There is always an exception to every rule, but there doesn’t seem to be when it comes to the type of receptionist who uses a nail file at work. You walk in to the doctor’s surgery and there she is, busy shaping her impractical nails into talons. After a full minute, she will deign to look at you and, with her mouth shaped like a cat bum, sigh loudly.
“Yes?” she will snip at you.
You look hopefully at the harried person in the background – typing, filing, shelving, cleaning. This person – if you watch for long enough – will check off a list a mile long that they have completed in the absence of any support. And they remain stubbornly friendly and efficient. This is the person who, come downsizing, will be the first to go. But it’s not about her.
Cat Butt in front of me lets out another sigh waiting for me to acknowledge that she holds my future destiny in her hand.
“Uh, I have an appointment?” I apologise.
She sighs loudly. “Name?”
“Uh, Meg.” She looks at me until I apologise and give her my surname and a nervous giggle.
She looks at me until I take a seat, not quite sure if that’s what I’m supposed to do. But when she looks back to her nails, I guess I have obeyed her silent command well enough.
I wait for half an hour and watch her stare up at the ceiling, file her nails some more, look at herself in her hand mirror, and roll her eyes at almost anything that happens to annoy her (and that included a telephone call, two other patients, and a request to send a fax).

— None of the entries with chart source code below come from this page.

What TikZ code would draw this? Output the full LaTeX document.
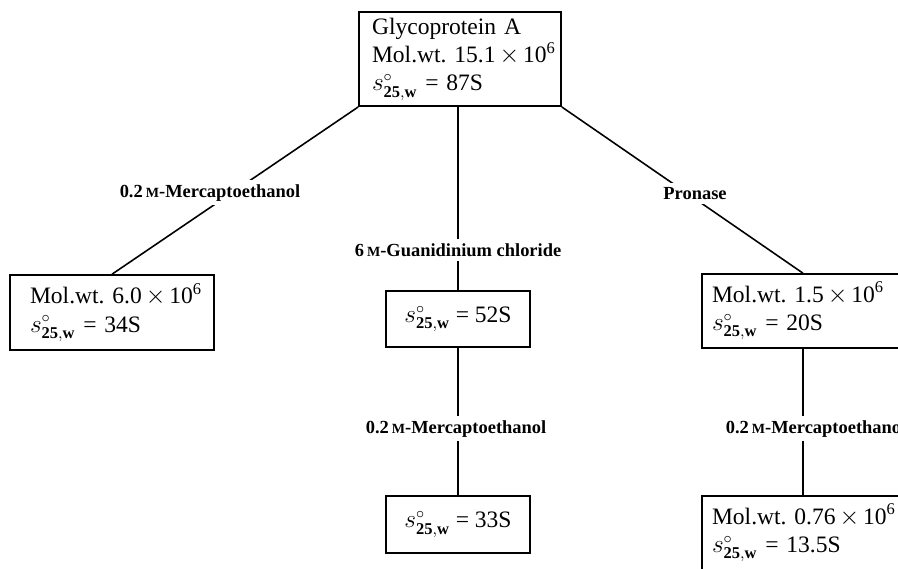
\documentclass[tikz,border=0pt]{standalone}
\usepackage{fontspec}
\setmainfont{Liberation Serif}
\frenchspacing
\newcommand{\boxfont}{\fontsize{13.4}{16.2}\selectfont}
\newcommand{\lblfont}{\fontsize{10.5}{12}\selectfont\bfseries}
\newcommand{\molar}{{\fontsize{8}{8}\selectfont M}}
\newcommand{\sed}[1]{\mbox{$s^{\circ}_{\mathbf{25,w}}$ = #1S}}
\newcommand{\mw}[1]{\mbox{Mol.wt. #1\,$\times$\,10\textsuperscript{6}}}
\tikzset{
  frac/.style={draw, line width=0.9pt, font=\boxfont, align=left},
  agent/.style={fill=white, font=\lblfont, inner xsep=3pt, inner ysep=2.5pt, anchor=base},
  link/.style={line width=0.9pt}
}
\begin{document}
\begin{tikzpicture}[x=0.02cm, y=-0.02cm]
            \clip (0,0) rectangle (898,568);
            % fractions
            \node[frac, text width=3.52cm, inner xsep=0.26cm, minimum height=1.88cm] (top) at (460,59)
              {Glycoprotein A\\\mw{15.1}\\\sed{87}};
            \node[frac, text width=3.28cm, inner xsep=0.4cm, minimum height=1.5cm] (lft) at (112,312.5)
              {\mw{6.0}\\\sed{34}};
            \node[frac, text width=3.64cm, inner xsep=0.2cm, minimum height=1.48cm] (rgt) at (803,311)
              {\mw{1.5}\\\sed{20}};
            \node[frac, align=center, minimum width=2.88cm, minimum height=1.12cm] (mid1) at (458,319) {\sed{52}};
            \node[frac, align=center, minimum width=2.88cm, minimum height=1.14cm] (mid2) at (458,524.5) {\sed{33}};
            \node[frac, text width=3.64cm, inner xsep=0.2cm, minimum height=1.48cm] (rgt2) at (803,533)
              {\mw{0.76}\\\sed{13.5}};
            % connectors
            \draw[link] (top.south west) -- (lft.north);
            \draw[link] (top.south east) -- (rgt.north);
            \draw[link] (top.south -| mid1.north) -- (mid1.north);
            \draw[link] (mid1) -- (mid2);
            \draw[link] (rgt) -- (rgt2);
            % treatments
            \node[agent] (mercL) at (210,197) {0.2\,\molar-Mercaptoethanol};
            \node[agent] (pron) at (695,199) {Pronase};
            \node[agent] (guan) at (458,256) {6\,\molar-Guanidinium chloride};
            \node[agent] (mercM) at (456,433) {0.2\,\molar-Mercaptoethanol};
            \node[agent] (mercR) at (816,433) {0.2\,\molar-Mercaptoethanol};
        \end{tikzpicture}
\end{document}
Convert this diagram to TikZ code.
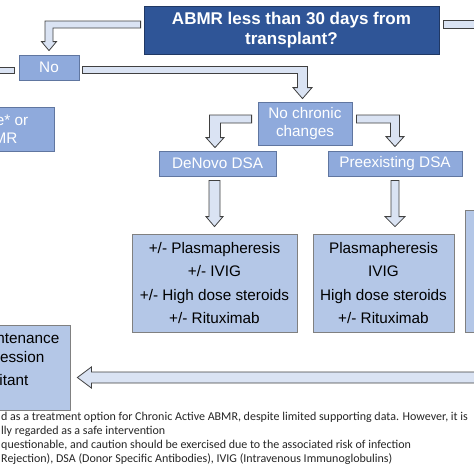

I was wondering if I really needed to see the doctor when an older lady, chest like the prow of a ship, walked in. She fixed Miss Cat Butt with a stare that could have stripped wallpaper and demanded to be seen.
Was Cat Butt intimidated? No, sir!
“Have a seat,” she said, boredom exuding from her in waves.
“I shall not have a seat. I have a rather large haemorrhoid and sitting is painful.”
Cat Butt rolled her eyes. “I don’t need to know, I’m sure.”
“Well let me tell you, young lady, when you have a haemorrhoid the size of mine – and you will, sitting on your bottom all day – I hope someone tells you they don’t want to hear about it,” Her chest raised another metre as she took an enormous breath. “There’s nothing I like better than an uppity little worm who thinks she’s God’s gift to reception. And now, because I am a patient at this surgery and you are a mere receptionist, you will hear all about my haemorrhoid.”
She proceeded to tell Cat Butt all about it. The size, the shape, how obtrusive it was. At first, Cat Butt rolled her eyes and did a great job pretending not to hear. But after a while, she could ignore the woman no longer.
When the older lady reached a particularly detailed description of going to the bathroom, Cat Butt attempted an escape, but the other receptionist blocked her exit by ‘accidentally’ dropping a stack of files in her path. Cat Butt then had a clear choice of whether to stay and listen to Mrs Haemorrhoid, or assist with the re-filing of about four dozen folders.
So of course she chose to sit down and attempt to file her nails with a rather panicky, jerky motion.
Eventually my name was called, but so engrossed was I in the scene before me, I pretended I was someone else. The doctor then called for Mrs Haemorrhoid, and she sailed down the hallway, her voice echoing through reception.
Cat Butt blinked several times and tried to continue with her nails, but she stopped when the next patient came in.
“Can I help you today?” she asked him. She even smiled.
I shook my head and picked up an ancient magazine. Sometimes all it takes is an old woman with a haemorrhoid, and customer service becomes a lot less painful.